Filed Under:, Midwest

March Weather Delivers $1.8B in Insured Losses for U.S.

U.S. insured losses in March from severe weather are expected to pass $1.8 billion, according to Impact Forecasting, the catastrophe-model-development center for Aon Benfield.

U.S. events in the quarter included a severe-weather outbreak through parts of the Midwest, the Tennessee Valley and the Southeast during the first week of March, which spawned at least 65 tornadoes and caused over $1.1 billion in insured losses from over 170,000 claims.

Another system during the month hit the Great Lakes, and included a tornado that damaged or destroyed more than 200 homes in Dexter, Mich. That event is expected to cause about $150 million in insured losses from about 20,000 claims.

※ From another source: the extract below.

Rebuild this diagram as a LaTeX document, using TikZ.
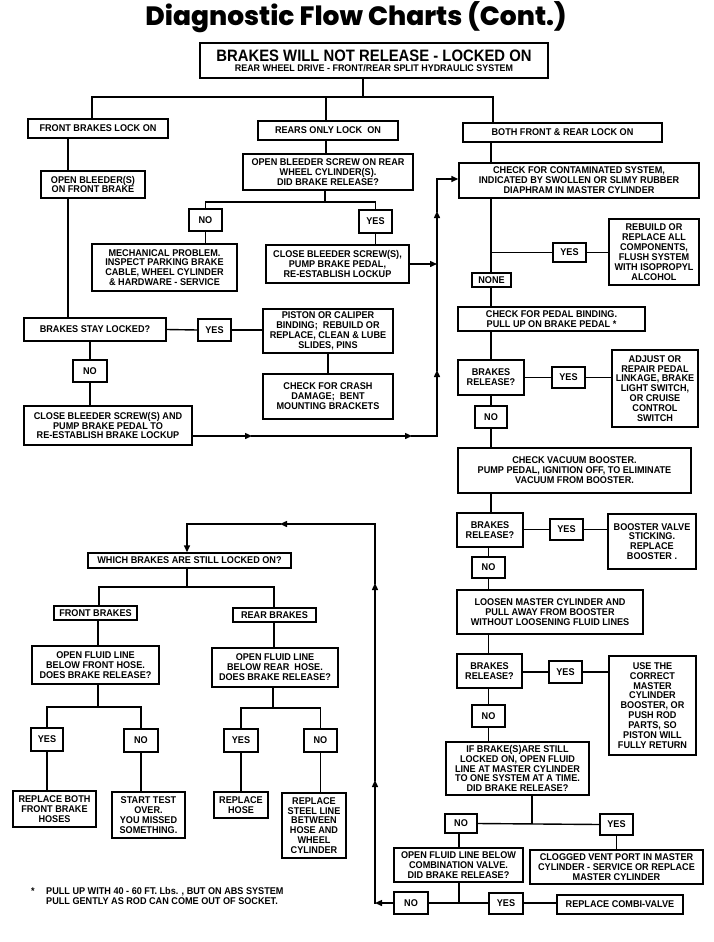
\documentclass[tikz,border=0pt]{standalone}
\usepackage{fontspec}
\setmainfont{Liberation Sans}[FakeStretch=0.93]
\IfFontExistsTF{Poppins ExtraBold}
  {\newfontfamily\titlef{Poppins ExtraBold}\newcommand\titlesize{\fontsize{26.5}{26}\selectfont}}
  {\newfontfamily\titlef{Poppins}[UprightFont=* Bold, UprightFeatures={FakeBold=1.5}]\newcommand\titlesize{\fontsize{27}{26}\selectfont}}
\newfontfamily\narrowf{Liberation Sans}[FakeStretch=0.9]
\usetikzlibrary{arrows.meta}
\newcommand\bxfont{\fontsize{9.8}{9.9}\selectfont\bfseries}
\newcommand\mkbox[6]{\node[box, minimum width={(#3)-(#2)}, minimum height={(#5)-(#4)}] (#1) at ({((#2)+(#3))/2},{((#4)+(#5))/2}) {#6};}
\tikzset{
  box/.style={draw, line width=1.4pt, inner sep=0.8pt, align=center, font=\bxfont},
  ln/.style={line width=1.4pt, line cap=rect},
  arr/.style={ln, -{Triangle[length=7pt,width=6pt]}},
}
\begin{document}
\begin{tikzpicture}[x=1pt,y=-1pt]
\useasboundingbox (0,0) rectangle (714,942);
\fill[white] (0,0) rectangle (714,942);
% title
\node[font=\titlef\titlesize, anchor=base, inner sep=0pt] (title) at (356,25.5) {Diagnostic Flow Charts (Cont.)};
% top box
\node[draw, line width=2pt, inner sep=1pt, align=center, minimum width=348, minimum height=35] (top) at (374,60.5)
  {{\narrowf\bfseries\fontsize{16.5}{15}\selectfont BRAKES WILL NOT RELEASE - LOCKED ON}\\[-2pt]
   {\bfseries\fontsize{9.6}{9}\selectfont REAR WHEEL DRIVE - FRONT/REAR SPLIT HYDRAULIC SYSTEM}};
% level 1
\mkbox{flo}{28}{168}{119}{138}{FRONT BRAKES LOCK ON}
\mkbox{rol}{258}{398}{121}{140}{REARS ONLY LOCK\ \ ON}
\mkbox{bfr}{463}{662}{123}{142}{BOTH FRONT \& REAR LOCK ON}
% left column
\mkbox{obf}{41}{145}{171}{198}{OPEN BLEEDER(S)\\ON FRONT BRAKE}
\mkbox{obr}{243}{413}{154}{190}{OPEN BLEEDER SCREW ON REAR\\WHEEL CYLINDER(S).\\DID BRAKE RELEASE?}
\mkbox{no1}{189}{222}{209}{231}{NO}
\mkbox{yes1}{359}{392}{210}{233}{YES}
\mkbox{mech}{92}{237}{244}{291}{MECHANICAL PROBLEM.\\INSPECT PARKING BRAKE\\CABLE, WHEEL CYLINDER\\\& HARDWARE - SERVICE}
\mkbox{cbs}{266}{409}{245}{283}{CLOSE BLEEDER SCREW(S),\\PUMP BRAKE PEDAL,\\RE-ESTABLISH LOCKUP}
\mkbox{bsl}{24}{166}{318}{341}{BRAKES STAY LOCKED?}
\mkbox{yes2}{198}{231}{319}{341}{YES}
\mkbox{pist}{263}{393}{309}{353}{PISTON OR CALIPER\\BINDING;\ \ REBUILD OR\\REPLACE, CLEAN \& LUBE\\SLIDES, PINS}
\mkbox{crash}{263}{393}{374}{419}{CHECK FOR CRASH\\DAMAGE;\ \ BENT\\MOUNTING BRACKETS}
\mkbox{no2}{73}{107}{360}{382}{NO}
\mkbox{cbl}{24}{192}{406}{445}{CLOSE BLEEDER SCREW(S) AND\\PUMP BRAKE PEDAL TO\\RE-ESTABLISH BRAKE LOCKUP}
% right column
\mkbox{cont}{459}{699}{163}{198}{CHECK FOR CONTAMINATED SYSTEM,\\INDICATED BY SWOLLEN OR SLIMY RUBBER\\DIAPHRAM IN MASTER CYLINDER}
\mkbox{yes3}{553}{586}{243}{262}{YES}
\mkbox{rebuild}{609}{699}{219}{285}{REBUILD OR\\REPLACE ALL\\COMPONENTS,\\FLUSH SYSTEM\\WITH ISOPROPYL\\ALCOHOL}
\mkbox{none}{472}{511}{273}{287}{NONE}
\mkbox{pedal}{458}{645}{307}{331}{CHECK FOR PEDAL BINDING.\\PULL UP ON BRAKE PEDAL *}
\mkbox{br1}{458}{524}{360}{395}{BRAKES\\RELEASE?}
\mkbox{yes4}{552}{585}{367}{388}{YES}
\mkbox{adjust}{612}{698}{350}{427}{ADJUST OR\\REPAIR PEDAL\\LINKAGE, BRAKE\\LIGHT SWITCH,\\OR CRUISE\\CONTROL\\SWITCH}
\mkbox{no3}{475}{507}{406}{428}{NO}
\mkbox{vac}{458}{691}{448}{493}{CHECK VACUUM BOOSTER.\\PUMP PEDAL, IGNITION OFF, TO ELIMINATE\\VACUUM FROM BOOSTER.}
\mkbox{br2}{457}{523}{513}{547}{BRAKES\\RELEASE?}
\mkbox{yes5}{550}{583}{519}{540}{YES}
\mkbox{boost}{608}{696}{514}{569}{BOOSTER VALVE\\STICKING.\\REPLACE\\BOOSTER .}
\mkbox{no4}{472}{505}{557}{578}{NO}
\mkbox{loosen}{457}{643}{590}{634}{LOOSEN MASTER CYLINDER AND\\PULL AWAY FROM BOOSTER\\WITHOUT LOOSENING FLUID LINES}
\mkbox{br3}{457}{522}{654}{688}{BRAKES\\RELEASE?}
\mkbox{yes6}{549}{582}{661}{683}{YES}
\mkbox{use}{609}{696}{656}{755}{USE THE\\CORRECT\\MASTER\\CYLINDER\\BOOSTER, OR\\PUSH ROD\\PARTS, SO\\PISTON WILL\\FULLY RETURN}
\mkbox{no5}{472}{505}{705}{727}{NO}
\mkbox{ifb}{446}{589}{742}{795}{IF BRAKE(S)ARE STILL\\LOCKED ON, OPEN FLUID\\LINE AT MASTER CYLINDER\\TO ONE SYSTEM AT A TIME.\\DID BRAKE RELEASE?}
\mkbox{no6}{445}{477}{814}{833}{NO}
\mkbox{yes7}{600}{633}{814}{835}{YES}
\mkbox{ofl}{394}{523}{848}{882}{OPEN FLUID LINE BELOW\\COMBINATION VALVE.\\DID BRAKE RELEASE?}
\mkbox{clog}{530}{703}{850}{884}{CLOGGED VENT PORT IN MASTER\\CYLINDER - SERVICE OR REPLACE\\MASTER CYLINDER}
\mkbox{no7}{394}{428}{892}{914}{NO}
\mkbox{yes8}{489}{523}{893}{914}{YES}
\mkbox{combi}{557}{683}{895}{914}{REPLACE COMBI-VALVE}
% lower left
\mkbox{which}{88}{291}{553}{568}{WHICH BRAKES ARE STILL LOCKED ON?}
\mkbox{fb}{54}{137}{606}{620}{FRONT BRAKES}
\mkbox{rb}{233}{316}{608}{622}{REAR BRAKES}
\mkbox{ofront}{32}{159}{646}{684}{OPEN FLUID LINE\\BELOW FRONT HOSE.\\DOES BRAKE RELEASE?}
\mkbox{orear}{212}{338}{648}{687}{OPEN FLUID LINE\\BELOW REAR\ \ HOSE.\\DOES BRAKE RELEASE?}
\mkbox{yes9}{31}{63}{728}{751}{YES}
\mkbox{no8}{124}{158}{729}{752}{NO}
\mkbox{yes10}{224}{258}{729}{752}{YES}
\mkbox{no9}{304}{337}{729}{752}{NO}
\mkbox{rboth}{13}{96}{791}{827}{REPLACE BOTH\\FRONT BRAKE\\HOSES}
\mkbox{start}{112}{185}{792}{838}{START TEST\\OVER.\\YOU MISSED\\SOMETHING.}
\mkbox{rhose}{214}{268}{792}{818}{REPLACE\\HOSE}
\mkbox{rsteel}{282}{346}{793}{858}{REPLACE\\STEEL LINE\\BETWEEN\\HOSE AND\\WHEEL\\CYLINDER}
% footnote
\node[font=\bxfont, inner sep=0pt] (star) at (33,891) {*};
\node[font=\bxfont, align=left, anchor=north west, inner sep=0pt] (foot) at (46,887)
  {PULL UP WITH 40 - 60 FT. Lbs. , BUT ON ABS SYSTEM\\PULL GENTLY AS ROD CAN COME OUT OF SOCKET.};
% ---------- connectors ----------
\coordinate (h0) at (363,97);
\coordinate (hL) at (92,97);
\coordinate (hM) at (326,97);
\coordinate (hR) at (493,97);
\coordinate (xa) at (68,0);
\coordinate (xr) at (491,0);
\draw[ln] (top.south -| h0) -- (h0);
\draw[ln] (hL) -- (hR);
\draw[ln] (hL) -- (flo.north -| hL);
\draw[ln] (hM) -- (rol.north -| hM);
\draw[ln] (hR) -- (bfr.north -| hR);
% front brakes lock on
\draw[ln] (flo.south -| xa) -- (obf.north -| xa);
\draw[ln] (obf.south -| xa) -- (bsl.north -| xa);
\draw[ln] (bsl.east) -- (yes2.west);
\draw[ln] (yes2.east) -- (yes2.east -| pist.west);
\draw[ln] (pist.south) -- (crash.north);
\draw[ln] (bsl.south -| no2.north) -- (no2.north);
\draw[ln] (no2.south) -- (no2.south |- cbl.north);
% rears only
\draw[ln] (rol.south -| hM) -- (obr.north -| hM);
\coordinate (j1) at (325,202);
\draw[ln] (obr.south -| j1) -- (j1);
\draw[ln] (no1.north) |- (j1) -| (yes1.north);
\draw[ln] (no1.south) -- (no1.south |- mech.north);
\draw[ln] (yes1.south) -- (yes1.south |- cbs.north);
% return spine to contaminated
\coordinate (sp) at (437,0);
\coordinate (c1) at (192,436);
\draw[arr] (cbs.east |- 0,264) -- (sp |- 0,264);
\draw[arr] (c1) -- (252,436);
\draw[arr] (252,436) -- (412,436);
\draw[ln] (412,436) -- (437,436);
\draw[arr] (437,436) -- (437,370);
\draw[arr] (437,370) -- (437,211);
\draw[arr] (437,211) -- (437,179) -- (cont.west |- 0,179);
% both front & rear
\draw[ln] (bfr.south -| xr) -- (cont.north -| xr);
\draw[ln] (cont.south -| xr) -- (none.north -| xr);
\draw[ln] (yes3.west -| xr) -- (yes3.west);
\draw[ln] (yes3.east) -- (yes3.east -| rebuild.west);
\draw[ln] (none.south -| xr) -- (pedal.north -| xr);
\draw[ln] (pedal.south -| xr) -- (br1.north -| xr);
\draw[ln] (br1.east |- yes4.west) -- (yes4.west);
\draw[ln] (yes4.east) -- (yes4.east -| adjust.west);
\draw[ln] (br1.south -| xr) -- (no3.north -| xr);
\draw[ln] (no3.south -| xr) -- (vac.north -| xr);
\draw[ln] (vac.south -| xr) -- (br2.north -| xr);
\draw[ln] (br2.east |- yes5.west) -- (yes5.west);
\draw[ln] (yes5.east) -- (yes5.east -| boost.west);
\draw[ln] (br2.south -| no4.north) -- (no4.north);
\draw[ln] (no4.south) -- (no4.south |- loosen.north);
\draw[ln] (loosen.south -| no4.south) -- (no4.south |- br3.north);
\draw[ln] (br3.east |- yes6.west) -- (yes6.west);
\draw[ln] (yes6.east) -- (yes6.east -| use.west);
\draw[ln] (br3.south -| no5.north) -- (no5.north);
\draw[ln] (no5.south) -- (no5.south |- ifb.north);
\coordinate (j6) at (532,823.5);
\draw[ln] (ifb.south -| j6) -- (j6);
\draw[ln] (no6.east) -- (yes7.west);
\draw[ln] (no6.south -| 459,0) -- (ofl.north -| 459,0);
\draw[ln] (yes7.south) -- (yes7.south |- clog.north);
\draw[ln] (ofl.south -| 459,0) -- (459,903);
\draw[ln] (no7.east |- 0,903) -- (yes8.west |- 0,903);
\draw[ln] (yes8.east |- 0,903) -- (combi.west |- 0,903);
% return loop to which brakes
\coordinate (rl) at (375,903);
\draw[arr] (no7.west |- rl) -- (rl);
\draw[arr] (rl) -- (375,780);
\draw[arr] (375,780) -- (375,583);
\draw[ln] (375,583) -- (375,524);
\draw[arr] (375,524) -- (280,524);
\draw[arr] (280,524) -- (187,524) -- (which.north -| 187,0);
% which brakes tree
\coordinate (j2) at (187,587);
\draw[ln] (which.south -| j2) -- (j2);
\draw[ln] (fb.north -| 99,0) |- (j2) -| (rb.north -| 274,0);
\draw[ln] (fb.south -| 98,0) -- (ofront.north -| 98,0);
\draw[ln] (rb.south -| 274,0) -- (orear.north -| 274,0);
\coordinate (j3) at (98,707);
\coordinate (j4) at (273,708);
\draw[ln] (ofront.south -| j3) -- (j3);
\draw[ln] (orear.south -| j4) -- (j4);
\draw[ln] (yes9.north) |- (j3) -| (no8.north);
\draw[ln] (yes10.north) |- (j4) -| (no9.north);
\draw[ln] (yes9.south) -- (yes9.south |- rboth.north);
\draw[ln] (no8.south) -- (no8.south |- start.north);
\draw[ln] (yes10.south) -- (yes10.south |- rhose.north);
\draw[ln] (no9.south) -- (no9.south |- rsteel.north);
\end{tikzpicture}
\end{document}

“Following an active 2011 U.S. severe-weather season, the first quarter of 2012 has also proven itself to be markedly busy,” says Steve Jakubowski, president of Impact Forecasting. “Through the first three months of 2012, we have already sustained more than $1.8 billion in insured losses from convective storm events as we enter the climatologically most active severe-weather months of the year.”

Elsewhere around the world during the month, a magnitude-7.4 earthquake in central and southern Mexico damaged around 44,000 homes and is expected to cause $163 million in insured losses.

A magnitude-7.1 quake struck central Chile, and was labeled an aftershock from February 2010’s magnitude-8.8 event. Economic losses are expected to be below $100 million, and no insured-loss estimate was provided.

Another earthquake struck China’s Xinjiang region—this one a magnitude-5.8 temblor. It left 36,641 people homeless and caused direct economic losses of $82.7 million. No insured-loss estimate was given for this event.

Flooding in portions of Australia’s New South Wales (NSW) and Victoria regions between the end of February and the first half of March is expected to cause about $112.5 million in insured losses.